Defendant's Role in Conciliation
The court emphasized the defendant's active role in the conciliation process, noting that it was the defendant's refusal to make any counteroffer that ultimately rendered the EEOC's conciliation efforts futile. The court pointed out that if the defendant was dissatisfied with the EEOC’s initial demands, it could have proposed a counteroffer, even if it was a nominal amount. The court indicated that the defendant's inaction hindered the potential for meaningful negotiation and resolution, leading to the termination of conciliation attempts by the EEOC. By failing to engage effectively, the defendant undermined its own argument that the EEOC did not attempt conciliation in good faith. This highlighted the importance of both parties actively participating in the conciliation process to facilitate a resolution.
Conclusion of the Court
In conclusion, the court ruled to deny the defendant's motion to dismiss or stay the case, affirming that the EEOC had sufficiently fulfilled its obligation to attempt conciliation in good faith. The court reiterated that the lack of jurisdictional nature of the conciliation requirement did not preclude it from hearing the case.

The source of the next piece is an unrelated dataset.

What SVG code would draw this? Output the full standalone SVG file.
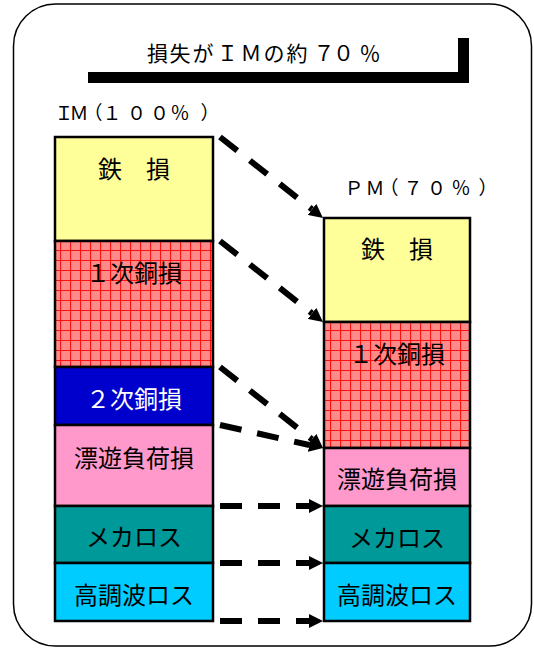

Furthermore, it was established that the defendant's refusal to engage in counteroffers significantly impacted the conciliation process, ultimately leading to its breakdown. The court found that the EEOC's actions were consistent with the statutory requirements and that the defendant's claims did not warrant dismissal or a stay of proceedings. This decision underscored the necessity for all parties involved in the conciliation process to engage meaningfully to avoid litigation.